How a flock of French dodos could drag down Europe
It was when Air France told us that our bags were still in Paris, rather than Peking, that I suddenly understood why the French national carrier is, in my opinion – an opinion I am wholly prepared to defend in the libel courts of any European nation – the single worst airline in the world. My understanding of the problem had been slowly forming over the past 24 hours.
It began as I stared at the back of the pockmarked neck of the bus driver at Charles de Gaulle, his iPod wires dangling insolently from his ears, and I watched the passengers beg him to get his panting machine into gear and take them to the departure gate, and I observed his shrugs of dismissal as no one went, and no one came, and the bus stood still and the minutes ticked by.
My insight grew steadily clearer when we reached the gate, and the five shoulder-padded Air France women and three Air France men refused to let us on the Peking aircraft, even though the thing lay berthed before us for at least another 25 minutes, and even though we were late in making the connection from London only because our first Air France flight had been half an hour late in landing in Paris.
And so when the French national airline flew us five hours later to the wrong Chinese city, and then told us on landing that our bags would not arrive until the following day – even then, monsieur – I did not pop with rage. I did not allow myself to swear, even in French.
I laughed, with the weary indulgence of one who comprehends it all too well.

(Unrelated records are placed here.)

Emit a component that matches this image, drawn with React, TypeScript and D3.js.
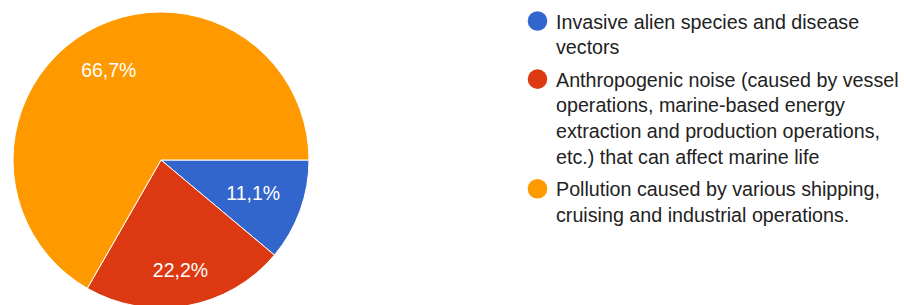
import React from "react";
import * as d3 from "d3";

const categories = [
  "Invasive alien species and disease vectors",
  "Anthropogenic noise (caused by vessel operations, marine-based energy extraction and production operations, etc.) that can affect marine life",
  "Pollution caused by various shipping, cruising and industrial operations.",
];
const values = [11.1, 22.2, 66.7];
const sliceLabels = ["11,1%", "22,2%", "66,7%"];
const legendLines = [
  ["Invasive alien species and disease", "vectors"],
  [
    "Anthropogenic noise (caused by vessel",
    "operations, marine-based energy",
    "extraction and production operations,",
    "etc.) that can affect marine life",
  ],
  ["Pollution caused by various shipping,", "cruising and industrial operations."],
];
const colors = ["#3366cc", "#dc3912", "#ff9900"];

const FONT = "Arial, 'Liberation Sans', sans-serif";

function measure(text: string, size: number): number {
  if (typeof document === "undefined") return text.length * size * 0.55;
  const c = document.createElement("canvas");
  const ctx = c.getContext("2d");
  if (!ctx) return text.length * size * 0.55;
  ctx.font = `${size}px ${FONT}`;
  return ctx.measureText(text).width;
}

export default function App() {
  const W = 905;
  const H = 305;
  const cx = 161;
  const cy = 160;
  const r = 148;
  const labelSize = 19.5;
  const legendSize = 19.7;
  const pie = d3
    .pie<number>()
    .sort(null)
    .value((d) => d)
    .startAngle(Math.PI / 2)
    .endAngle(Math.PI / 2 + 2 * Math.PI);
  const arcs = pie(values);
  const arc = d3.arc<d3.PieArcDatum<number>>().innerRadius(0).outerRadius(r);

  // place each label so the far corner of its box lies at radius R
  const R = r * 0.85;
  const capH = labelSize * 0.716;
  const labelPos = arcs.map((a, i) => {
    const mid = (a.startAngle + a.endAngle) / 2;
    const ux = Math.sin(mid);
    const uy = -Math.cos(mid);
    const w = measure(sliceLabels[i], labelSize);
    const h = capH;
    const b = (Math.abs(ux) * w) / 2 + (Math.abs(uy) * h) / 2;
    const c = (w * w + h * h) / 4 - R * R;
    const d = -b + Math.sqrt(b * b - c);
    return [d * ux, d * uy];
  });

  const lineH = 25.8;
  const groupGap = 6.5;
  let y = 28.5;
  const legendItems = legendLines.map((lines, i) => {
    const startY = y;
    y += lines.length * lineH + groupGap;
    return { lines, startY, color: colors[i], name: categories[i] };
  });

  return (
    <svg
      width={W}
      height={H}
      style={{ position: "absolute", left: 0, top: 0, background: "#fff" }}
      fontFamily={FONT}
    >
      <g transform={`translate(${cx},${cy})`}>
        {arcs.map((a, i) => (
          <path key={i} d={arc(a) || ""} fill={colors[i]} stroke="#fff" strokeWidth={1} />
        ))}
        {arcs.map((a, i) => {
          const [lx, ly] = labelPos[i];
          return (
            <text
              key={i}
              x={lx}
              y={ly + capH / 2}
              textAnchor="middle"
              fill="#fff"
              fontSize={labelSize}
            >
              {sliceLabels[i]}
            </text>
          );
        })}
      </g>
      <g>
        {legendItems.map((it, i) => (
          <g key={i}>
            <circle cx={537.5} cy={it.startY - 7.5} r={9.8} fill={it.color} />
            {it.lines.map((ln, j) => (
              <text key={j} x={556} y={it.startY + j * lineH} fontSize={legendSize} fill="#222222">
                {ln}
              </text>
            ))}
          </g>
        ))}
      </g>
    </svg>
  );
}
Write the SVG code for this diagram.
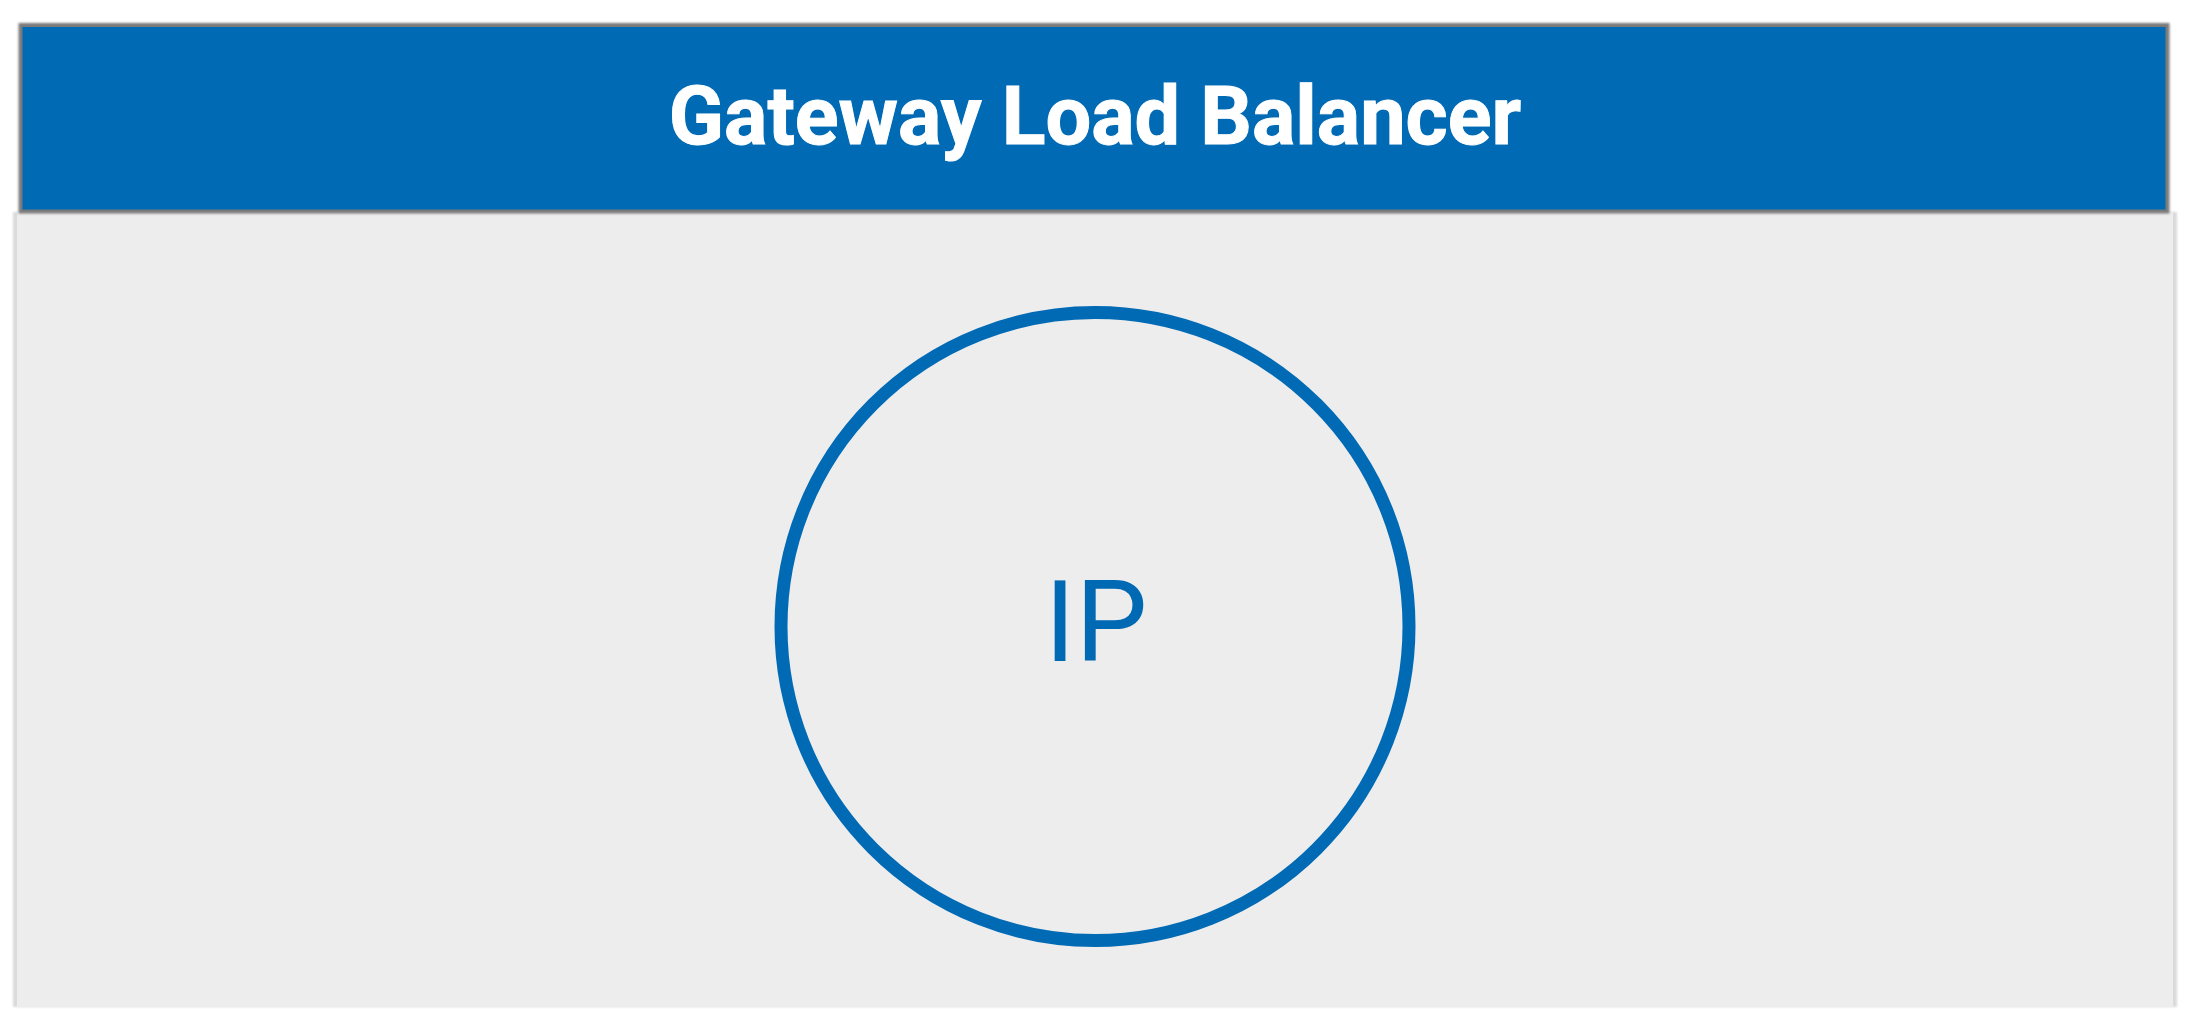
<svg xmlns="http://www.w3.org/2000/svg" width="2188" height="1020" viewBox="0 0 2188 1020">
  <defs>
    <filter id="soft" x="-2%" y="-5%" width="104%" height="110%">
      <feGaussianBlur stdDeviation="1.2"/>
    </filter>
    <style>
      .title { font-family: Roboto, "Liberation Sans", sans-serif; font-weight: 700; font-size: 81px; fill: #ffffff; stroke: #ffffff; stroke-width: 1; }
      .ip { font-family: Roboto, "Liberation Sans", sans-serif; font-weight: 400; font-size: 114px; fill: #0069b4; }
    </style>
  </defs>
  <rect width="2188" height="1020" fill="#ffffff"/>
  <g id="gateway-load-balancer">
    <rect x="13" y="212" width="2164" height="795" fill="#dadada" filter="url(#soft)"/>
    <rect x="17" y="212" width="2156" height="795" fill="#ededed"/>
    <rect x="20.5" y="25" width="2147" height="186.5" fill="#7a7a7a" stroke="#7a7a7a" stroke-width="4" filter="url(#soft)"/>
    <rect x="22.5" y="27" width="2143" height="182.5" fill="#006ab5"/>
    <text class="title" x="1095" y="144" text-anchor="middle">Gateway Load Balancer</text>
  </g>
  <g id="ip-node">
    <circle cx="1095" cy="626.5" r="314" fill="none" stroke="#006ab5" stroke-width="13"/>
    <text class="ip" x="1096" y="661" text-anchor="middle">IP</text>
  </g>
  <g id="connectors"/>
</svg>
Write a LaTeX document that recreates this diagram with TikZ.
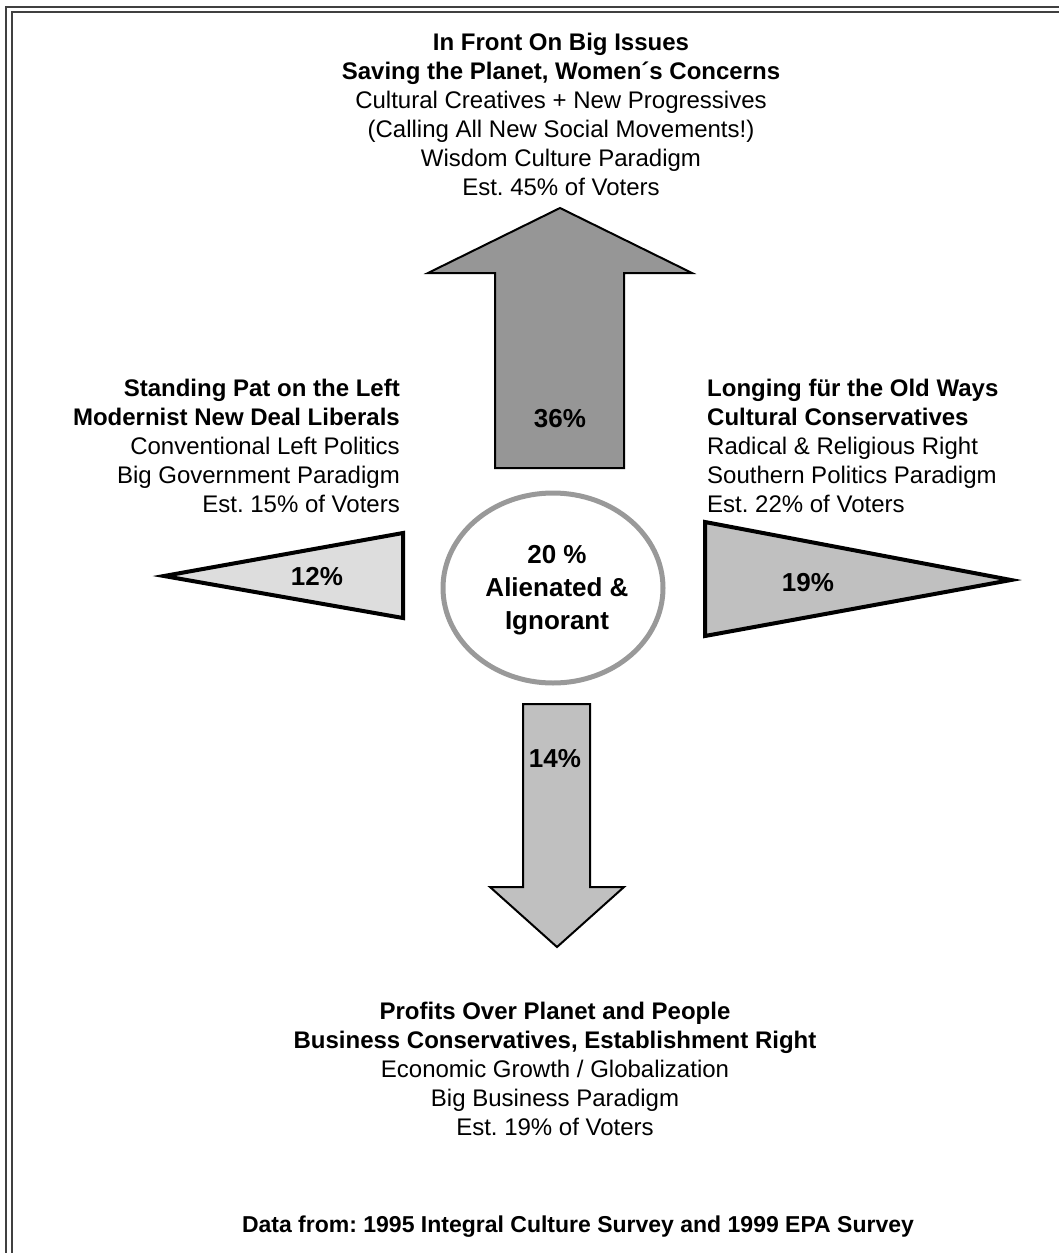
\documentclass[tikz,border=0pt]{standalone}
\usepackage{fontspec}
\setmainfont{Liberation Sans}
\usepackage{xcolor}
\usetikzlibrary{shapes.geometric}
\frenchspacing

\definecolor{upgray}{RGB}{150,150,150}
\definecolor{midgray}{RGB}{192,192,192}
\definecolor{palegray}{RGB}{221,221,221}
\definecolor{ringgray}{RGB}{153,153,153}

\tikzset{
  plainline/.style={font=\fontsize{24}{29}\selectfont, inner sep=0pt, text height=17pt, text depth=0pt},
  boldline/.style={plainline, font=\fontsize{24}{29}\selectfont\bfseries},
  pct/.style={font=\fontsize{26}{31}\selectfont\bfseries, inner sep=0pt, text height=19pt, text depth=0pt},
  frame/.style={draw=black!75, line width=2pt},
}

\begin{document}
\begin{tikzpicture}[x=1pt, y=-1pt]
  \useasboundingbox (0,0) rectangle (1059,1253);

  % double frame, left and top only
  \draw[frame] (6,1253) -- (6,7) -- (1059,7);
  \draw[frame] (12,1253) -- (12,12) -- (1059,12);

  % big arrow up
  \draw[fill=upgray, line width=2pt, line join=miter]
    (495,468) -- (495,273) -- (428,273) -- (560,208) -- (692,273) -- (624,273) -- (624,468) -- cycle;
  \node[pct] (up) at (560,418) {36\%};

  % arrow down
  \draw[fill=midgray, line width=2pt, line join=miter]
    (523,704) -- (590,704) -- (590,887) -- (624,887) -- (557,947) -- (490,887) -- (523,887) -- cycle;
  \node[pct] (down) at (555,758) {14\%};

  % pennants left and right
  \draw[fill=palegray, line width=4pt, line join=miter] (403,533) -- (403,618) -- (164,576) -- cycle;
  \node[pct] (left) at (317,576) {12\%};
  \draw[fill=midgray, line width=4pt, line join=miter] (705,522) -- (705,636) -- (1011,580) -- cycle;
  \node[pct] (right) at (808,582) {19\%};

  % centre ring
  \node[ellipse, draw=ringgray, line width=5pt, minimum width=220pt, minimum height=190pt, inner sep=0pt] (core) at (553,588) {};
  \node[align=center, font=\fontsize{26}{33}\selectfont\bfseries] (coretext) at (557,590)
    {20 \%\\Alienated \&\\Ignorant};

  % top block
  \node[boldline] (top-a) at (561,42) {In Front On Big Issues};
  \node[boldline] (top-b) at (561,71) {Saving the Planet, Women´s Concerns};
  \foreach \t [count=\i from 0] in {Cultural Creatives + New Progressives, (Calling All New Social Movements!),
      Wisdom Culture Paradigm, Est. 45\% of Voters}{
    \node[plainline] (top-\i) at (561,{100+29*\i}) {\t};
  }

  % left block
  \node[boldline, anchor=east] (left-a) at (400,388) {Standing Pat on the Left};
  \node[boldline, anchor=east] (left-b) at (400,417) {Modernist New Deal Liberals};
  \foreach \t [count=\i from 0] in {Conventional Left Politics, Big Government Paradigm, Est. 15\% of Voters}{
    \node[plainline, anchor=east] (left-\i) at (400,{446+29*\i}) {\t};
  }

  % right block
  \node[boldline, anchor=west] (right-a) at (707,388) {Longing für the Old Ways};
  \node[boldline, anchor=west] (right-b) at (707,417) {Cultural Conservatives};
  \foreach \t [count=\i from 0] in {Radical \& Religious Right, Southern Politics Paradigm, Est. 22\% of Voters}{
    \node[plainline, anchor=west] (right-\i) at (707,{446+29*\i}) {\t};
  }

  % bottom block
  \node[boldline] (bot-a) at (555,1011) {Profits Over Planet and People};
  \node[boldline] (bot-b) at (555,1040) {Business Conservatives, Establishment Right};
  \foreach \t [count=\i from 0] in {Economic Growth / Globalization, Big Business Paradigm, Est. 19\% of Voters}{
    \node[plainline] (bot-\i) at (555,{1069+29*\i}) {\t};
  }

  % source
  \node[boldline, font=\fontsize{23}{28}\selectfont\bfseries] (source) at (578,1224)
    {Data from: 1995 Integral Culture Survey and 1999 EPA Survey};
\end{tikzpicture}
\end{document}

What is the salient fact about the 71,600 employees of Air France? It is that they are all, in one way or another, controlled by the French state because, in spite of the 2003 amalgamation with KLM, the French government is still the largest shareholder in this flock of dodos, and that means that the “workers” are all virtually unsackable. Why should he show the slightest consideration for his customers, this dilatory bus driver, when he knows there is no sanction his employers could use?
It makes no difference to the ground staff whether or not you or I get on the plane, even when we have arrived at the gate five minutes before it is meant to close, because their pensions and their benefits roll in regardless.
They can afford to laugh up their tailored sleeves at a bunch of despairing Anglo-Saxons, because they work to a different rhythm, and they have acquired disastrous habits that poor Dominique de Villepin is now desperately trying to cure.
More than 3,000 people were arrested yesterday in demonstrations against the French premier’s attempt to free up the labour market, the contrat de première embauche. As far as I am concerned, every one of them deserves to spend a night in the Bastille. Every one of the 800,000 demonstrators is supporting a piece of Luddite lunacy that has caused chronic and worsening chaos in France, and is now dragging down the rest of the Eurozone.
As anyone who has dealt with French baggage handlers can testify, the French devote less time to their work, when they work, than any other European country. They manage 39.1 hours per week, compared with 42.2 hours in Britain and 42.6 hours in Poland; and then there are the growing numbers of French who do not work at all.
The number of unemployed – the number of jobless people in France who might make more zealous bag handlers, who might show some gumption and get an innocent passenger on his plane – is now at a six-year high of 10.2 per cent of the work force.
Youth unemployment is at a terrifying 23 per cent and rises to 50 per cent in some suburbs; and yet there is almost no way of getting these people into jobs, because in France there is almost no way of getting the shiftless and idle out of their jobs, especially in the state sector.
In order to fire someone, French companies with more than 600 employees must go through legal procedures lasting 106 days. It costs French companies 2.6 times as much to fire a 35-year- old as it costs an English company; and of course there may be some people out there who are sometimes nervous about losing their jobs, and might wish that they had the kind of protections enjoyed in France.
But that is to miss the central economic reality, an understanding that was at the heart of the British labour market reforms of the 1980s, changes that have been very largely responsible for the 52 consecutive quarters of growth enjoyed by Britain and unemployment currently low by European standards.
The point is that if you make it easier to fire, you also make it easier to hire: and that is the way to get the economy moving. Anyone who cares about the future of the European economy – and it matters deeply to us, the fate of our leading trading partners – should get out to Paris and support de Villepin in a counter-demonstration.
At last someone at the top of French government has rejected the Colbertian lump of labour fallacy, the idea that there will be more work to go round if you restrict the amount that each person does, an economic misconception that has turned potentially productive French workers into lumps of inertia.
The crisis in France is affecting the whole of the EU, meaning that Europe’s growth will lag behind America’s for the 13th year in a row. Why do we hear so little from the British government about the complete failure of Europe to reform? Why, when France and Italy engage in a spat of old-fashioned protection, do we hear almost nothing from Labour except a mild protest, by junior Foreign Office minister Douglas Alexander, in a German newspaper?
Is it possibly because the Labour government is increasingly nervous about the way its own policies have swollen the state payroll, and does not feel able to criticise? Britain is still doing relatively well, but France is a terrible warning of what could happen if the current tendency is protracted.